--- Begin DATASET SECTION ---

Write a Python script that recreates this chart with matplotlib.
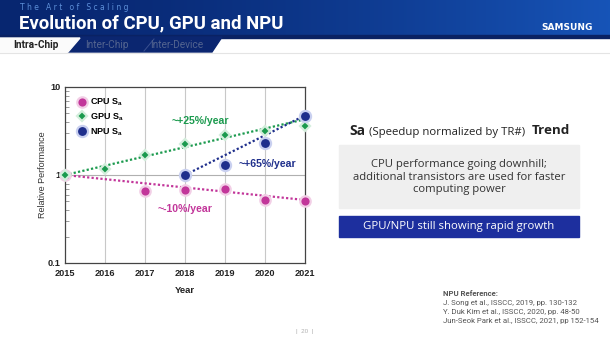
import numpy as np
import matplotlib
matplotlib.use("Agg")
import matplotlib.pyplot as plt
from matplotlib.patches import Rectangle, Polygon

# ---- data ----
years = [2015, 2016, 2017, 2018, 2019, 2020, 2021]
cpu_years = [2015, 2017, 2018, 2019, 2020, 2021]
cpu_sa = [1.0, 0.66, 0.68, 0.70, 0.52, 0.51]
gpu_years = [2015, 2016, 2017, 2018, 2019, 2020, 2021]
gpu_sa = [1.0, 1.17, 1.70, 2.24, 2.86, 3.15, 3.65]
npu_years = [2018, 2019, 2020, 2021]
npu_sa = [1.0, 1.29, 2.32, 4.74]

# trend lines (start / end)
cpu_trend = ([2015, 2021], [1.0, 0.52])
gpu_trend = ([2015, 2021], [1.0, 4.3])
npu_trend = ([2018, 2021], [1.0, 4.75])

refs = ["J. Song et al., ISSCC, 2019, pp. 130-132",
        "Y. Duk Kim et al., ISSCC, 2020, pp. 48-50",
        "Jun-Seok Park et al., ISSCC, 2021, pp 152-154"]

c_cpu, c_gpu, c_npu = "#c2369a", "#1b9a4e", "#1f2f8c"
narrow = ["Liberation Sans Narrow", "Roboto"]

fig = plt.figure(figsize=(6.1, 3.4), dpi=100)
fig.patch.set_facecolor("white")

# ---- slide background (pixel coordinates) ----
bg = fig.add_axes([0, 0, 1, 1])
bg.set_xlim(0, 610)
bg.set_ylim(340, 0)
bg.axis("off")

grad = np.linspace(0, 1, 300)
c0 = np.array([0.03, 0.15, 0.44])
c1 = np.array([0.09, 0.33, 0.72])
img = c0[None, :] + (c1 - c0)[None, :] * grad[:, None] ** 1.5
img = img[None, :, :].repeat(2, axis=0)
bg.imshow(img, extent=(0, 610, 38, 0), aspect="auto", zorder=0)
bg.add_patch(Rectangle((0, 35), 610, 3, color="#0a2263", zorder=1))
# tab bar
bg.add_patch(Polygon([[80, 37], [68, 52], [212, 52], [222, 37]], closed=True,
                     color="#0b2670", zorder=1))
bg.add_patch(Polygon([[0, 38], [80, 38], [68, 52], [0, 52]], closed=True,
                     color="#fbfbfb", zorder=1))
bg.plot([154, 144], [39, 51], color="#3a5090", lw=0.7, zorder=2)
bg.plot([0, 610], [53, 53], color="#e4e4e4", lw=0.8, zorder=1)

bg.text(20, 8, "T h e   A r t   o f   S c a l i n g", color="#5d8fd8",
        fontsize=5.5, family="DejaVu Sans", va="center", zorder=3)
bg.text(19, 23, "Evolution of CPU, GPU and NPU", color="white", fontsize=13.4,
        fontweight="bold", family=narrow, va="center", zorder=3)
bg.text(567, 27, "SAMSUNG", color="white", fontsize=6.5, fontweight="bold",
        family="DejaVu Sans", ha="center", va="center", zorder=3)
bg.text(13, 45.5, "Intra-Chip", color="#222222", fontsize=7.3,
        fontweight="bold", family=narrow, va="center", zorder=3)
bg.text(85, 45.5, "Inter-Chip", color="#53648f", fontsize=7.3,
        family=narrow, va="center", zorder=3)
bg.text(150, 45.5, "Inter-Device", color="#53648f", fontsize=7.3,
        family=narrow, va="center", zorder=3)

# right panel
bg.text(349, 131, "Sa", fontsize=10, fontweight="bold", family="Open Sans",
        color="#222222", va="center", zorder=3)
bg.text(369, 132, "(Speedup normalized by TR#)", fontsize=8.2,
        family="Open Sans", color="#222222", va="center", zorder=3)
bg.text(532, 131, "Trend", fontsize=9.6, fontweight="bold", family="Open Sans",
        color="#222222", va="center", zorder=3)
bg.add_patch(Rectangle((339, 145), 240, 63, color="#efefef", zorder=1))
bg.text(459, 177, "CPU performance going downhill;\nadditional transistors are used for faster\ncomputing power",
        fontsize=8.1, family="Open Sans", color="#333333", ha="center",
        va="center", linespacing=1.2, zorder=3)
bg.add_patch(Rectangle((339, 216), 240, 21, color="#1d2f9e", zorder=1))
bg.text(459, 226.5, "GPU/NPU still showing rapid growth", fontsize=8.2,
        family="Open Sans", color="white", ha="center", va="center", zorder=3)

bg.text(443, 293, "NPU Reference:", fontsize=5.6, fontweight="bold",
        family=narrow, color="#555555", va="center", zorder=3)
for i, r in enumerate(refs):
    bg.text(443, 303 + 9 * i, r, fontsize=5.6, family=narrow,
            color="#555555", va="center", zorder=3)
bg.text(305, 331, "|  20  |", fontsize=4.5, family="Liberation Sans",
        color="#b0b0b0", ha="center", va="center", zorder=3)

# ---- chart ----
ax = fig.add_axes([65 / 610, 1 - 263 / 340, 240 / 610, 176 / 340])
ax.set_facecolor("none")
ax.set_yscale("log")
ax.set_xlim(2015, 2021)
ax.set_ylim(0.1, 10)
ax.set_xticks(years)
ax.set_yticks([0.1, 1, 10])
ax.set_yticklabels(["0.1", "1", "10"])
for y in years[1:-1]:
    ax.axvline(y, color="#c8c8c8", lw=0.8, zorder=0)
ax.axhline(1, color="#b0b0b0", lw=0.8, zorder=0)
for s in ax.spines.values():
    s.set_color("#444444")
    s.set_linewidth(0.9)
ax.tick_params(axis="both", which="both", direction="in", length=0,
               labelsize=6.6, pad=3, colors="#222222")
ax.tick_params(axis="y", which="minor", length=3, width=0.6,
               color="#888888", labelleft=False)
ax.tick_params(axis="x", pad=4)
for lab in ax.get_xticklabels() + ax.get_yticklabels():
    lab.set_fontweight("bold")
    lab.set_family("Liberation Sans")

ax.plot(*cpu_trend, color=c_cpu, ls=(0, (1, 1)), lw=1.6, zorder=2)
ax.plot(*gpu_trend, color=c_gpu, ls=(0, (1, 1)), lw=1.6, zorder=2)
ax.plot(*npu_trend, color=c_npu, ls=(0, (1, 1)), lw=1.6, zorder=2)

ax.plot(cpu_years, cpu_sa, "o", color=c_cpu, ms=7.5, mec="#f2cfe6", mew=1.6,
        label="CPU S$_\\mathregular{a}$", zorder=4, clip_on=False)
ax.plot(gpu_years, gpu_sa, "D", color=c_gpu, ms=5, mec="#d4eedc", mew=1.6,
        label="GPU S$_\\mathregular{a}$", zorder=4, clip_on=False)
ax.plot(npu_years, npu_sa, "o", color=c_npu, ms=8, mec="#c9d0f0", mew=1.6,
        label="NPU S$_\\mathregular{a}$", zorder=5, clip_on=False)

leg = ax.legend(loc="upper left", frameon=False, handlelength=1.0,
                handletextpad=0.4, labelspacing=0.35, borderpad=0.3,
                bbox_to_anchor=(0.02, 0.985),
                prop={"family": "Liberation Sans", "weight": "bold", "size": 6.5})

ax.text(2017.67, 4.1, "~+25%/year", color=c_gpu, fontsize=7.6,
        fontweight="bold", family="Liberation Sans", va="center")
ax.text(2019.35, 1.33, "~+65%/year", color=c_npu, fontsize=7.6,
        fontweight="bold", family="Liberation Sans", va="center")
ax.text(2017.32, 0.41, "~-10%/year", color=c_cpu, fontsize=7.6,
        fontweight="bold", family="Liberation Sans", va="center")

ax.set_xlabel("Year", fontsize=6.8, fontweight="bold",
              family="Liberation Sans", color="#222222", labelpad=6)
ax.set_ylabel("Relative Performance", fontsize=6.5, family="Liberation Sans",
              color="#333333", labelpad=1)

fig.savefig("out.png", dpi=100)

--- End DATASET SECTION ---

§ **WORK TO COMPLETE**
All of the lines above should be retyped precisely, apart from the pictures.

§ **CORRECT RESULT**
Write a Python script that recreates this chart with matplotlib.
import numpy as np
import matplotlib
matplotlib.use("Agg")
import matplotlib.pyplot as plt
from matplotlib.patches import Rectangle, Polygon

# ---- data ----
years = [2015, 2016, 2017, 2018, 2019, 2020, 2021]
cpu_years = [2015, 2017, 2018, 2019, 2020, 2021]
cpu_sa = [1.0, 0.66, 0.68, 0.70, 0.52, 0.51]
gpu_years = [2015, 2016, 2017, 2018, 2019, 2020, 2021]
gpu_sa = [1.0, 1.17, 1.70, 2.24, 2.86, 3.15, 3.65]
npu_years = [2018, 2019, 2020, 2021]
npu_sa = [1.0, 1.29, 2.32, 4.74]

# trend lines (start / end)
cpu_trend = ([2015, 2021], [1.0, 0.52])
gpu_trend = ([2015, 2021], [1.0, 4.3])
npu_trend = ([2018, 2021], [1.0, 4.75])

refs = ["J. Song et al., ISSCC, 2019, pp. 130-132",
        "Y. Duk Kim et al., ISSCC, 2020, pp. 48-50",
        "Jun-Seok Park et al., ISSCC, 2021, pp 152-154"]

c_cpu, c_gpu, c_npu = "#c2369a", "#1b9a4e", "#1f2f8c"
narrow = ["Liberation Sans Narrow", "Roboto"]

fig = plt.figure(figsize=(6.1, 3.4), dpi=100)
fig.patch.set_facecolor("white")

# ---- slide background (pixel coordinates) ----
bg = fig.add_axes([0, 0, 1, 1])
bg.set_xlim(0, 610)
bg.set_ylim(340, 0)
bg.axis("off")

grad = np.linspace(0, 1, 300)
c0 = np.array([0.03, 0.15, 0.44])
c1 = np.array([0.09, 0.33, 0.72])
img = c0[None, :] + (c1 - c0)[None, :] * grad[:, None] ** 1.5
img = img[None, :, :].repeat(2, axis=0)
bg.imshow(img, extent=(0, 610, 38, 0), aspect="auto", zorder=0)
bg.add_patch(Rectangle((0, 35), 610, 3, color="#0a2263", zorder=1))
# tab bar
bg.add_patch(Polygon([[80, 37], [68, 52], [212, 52], [222, 37]], closed=True,
                     color="#0b2670", zorder=1))
bg.add_patch(Polygon([[0, 38], [80, 38], [68, 52], [0, 52]], closed=True,
                     color="#fbfbfb", zorder=1))
bg.plot([154, 144], [39, 51], color="#3a5090", lw=0.7, zorder=2)
bg.plot([0, 610], [53, 53], color="#e4e4e4", lw=0.8, zorder=1)

bg.text(20, 8, "T h e   A r t   o f   S c a l i n g", color="#5d8fd8",
        fontsize=5.5, family="DejaVu Sans", va="center", zorder=3)
bg.text(19, 23, "Evolution of CPU, GPU and NPU", color="white", fontsize=13.4,
        fontweight="bold", family=narrow, va="center", zorder=3)
bg.text(567, 27, "SAMSUNG", color="white", fontsize=6.5, fontweight="bold",
        family="DejaVu Sans", ha="center", va="center", zorder=3)
bg.text(13, 45.5, "Intra-Chip", color="#222222", fontsize=7.3,
        fontweight="bold", family=narrow, va="center", zorder=3)
bg.text(85, 45.5, "Inter-Chip", color="#53648f", fontsize=7.3,
        family=narrow, va="center", zorder=3)
bg.text(150, 45.5, "Inter-Device", color="#53648f", fontsize=7.3,
        family=narrow, va="center", zorder=3)

# right panel
bg.text(349, 131, "Sa", fontsize=10, fontweight="bold", family="Open Sans",
        color="#222222", va="center", zorder=3)
bg.text(369, 132, "(Speedup normalized by TR#)", fontsize=8.2,
        family="Open Sans", color="#222222", va="center", zorder=3)
bg.text(532, 131, "Trend", fontsize=9.6, fontweight="bold", family="Open Sans",
        color="#222222", va="center", zorder=3)
bg.add_patch(Rectangle((339, 145), 240, 63, color="#efefef", zorder=1))
bg.text(459, 177, "CPU performance going downhill;\nadditional transistors are used for faster\ncomputing power",
        fontsize=8.1, family="Open Sans", color="#333333", ha="center",
        va="center", linespacing=1.2, zorder=3)
bg.add_patch(Rectangle((339, 216), 240, 21, color="#1d2f9e", zorder=1))
bg.text(459, 226.5, "GPU/NPU still showing rapid growth", fontsize=8.2,
        family="Open Sans", color="white", ha="center", va="center", zorder=3)

bg.text(443, 293, "NPU Reference:", fontsize=5.6, fontweight="bold",
        family=narrow, color="#555555", va="center", zorder=3)
for i, r in enumerate(refs):
    bg.text(443, 303 + 9 * i, r, fontsize=5.6, family=narrow,
            color="#555555", va="center", zorder=3)
bg.text(305, 331, "|  20  |", fontsize=4.5, family="Liberation Sans",
        color="#b0b0b0", ha="center", va="center", zorder=3)

# ---- chart ----
ax = fig.add_axes([65 / 610, 1 - 263 / 340, 240 / 610, 176 / 340])
ax.set_facecolor("none")
ax.set_yscale("log")
ax.set_xlim(2015, 2021)
ax.set_ylim(0.1, 10)
ax.set_xticks(years)
ax.set_yticks([0.1, 1, 10])
ax.set_yticklabels(["0.1", "1", "10"])
for y in years[1:-1]:
    ax.axvline(y, color="#c8c8c8", lw=0.8, zorder=0)
ax.axhline(1, color="#b0b0b0", lw=0.8, zorder=0)
for s in ax.spines.values():
    s.set_color("#444444")
    s.set_linewidth(0.9)
ax.tick_params(axis="both", which="both", direction="in", length=0,
               labelsize=6.6, pad=3, colors="#222222")
ax.tick_params(axis="y", which="minor", length=3, width=0.6,
               color="#888888", labelleft=False)
ax.tick_params(axis="x", pad=4)
for lab in ax.get_xticklabels() + ax.get_yticklabels():
    lab.set_fontweight("bold")
    lab.set_family("Liberation Sans")

ax.plot(*cpu_trend, color=c_cpu, ls=(0, (1, 1)), lw=1.6, zorder=2)
ax.plot(*gpu_trend, color=c_gpu, ls=(0, (1, 1)), lw=1.6, zorder=2)
ax.plot(*npu_trend, color=c_npu, ls=(0, (1, 1)), lw=1.6, zorder=2)

ax.plot(cpu_years, cpu_sa, "o", color=c_cpu, ms=7.5, mec="#f2cfe6", mew=1.6,
        label="CPU S$_\\mathregular{a}$", zorder=4, clip_on=False)
ax.plot(gpu_years, gpu_sa, "D", color=c_gpu, ms=5, mec="#d4eedc", mew=1.6,
        label="GPU S$_\\mathregular{a}$", zorder=4, clip_on=False)
ax.plot(npu_years, npu_sa, "o", color=c_npu, ms=8, mec="#c9d0f0", mew=1.6,
        label="NPU S$_\\mathregular{a}$", zorder=5, clip_on=False)

leg = ax.legend(loc="upper left", frameon=False, handlelength=1.0,
                handletextpad=0.4, labelspacing=0.35, borderpad=0.3,
                bbox_to_anchor=(0.02, 0.985),
                prop={"family": "Liberation Sans", "weight": "bold", "size": 6.5})

ax.text(2017.67, 4.1, "~+25%/year", color=c_gpu, fontsize=7.6,
        fontweight="bold", family="Liberation Sans", va="center")
ax.text(2019.35, 1.33, "~+65%/year", color=c_npu, fontsize=7.6,
        fontweight="bold", family="Liberation Sans", va="center")
ax.text(2017.32, 0.41, "~-10%/year", color=c_cpu, fontsize=7.6,
        fontweight="bold", family="Liberation Sans", va="center")

ax.set_xlabel("Year", fontsize=6.8, fontweight="bold",
              family="Liberation Sans", color="#222222", labelpad=6)
ax.set_ylabel("Relative Performance", fontsize=6.5, family="Liberation Sans",
              color="#333333", labelpad=1)

fig.savefig("out.png", dpi=100)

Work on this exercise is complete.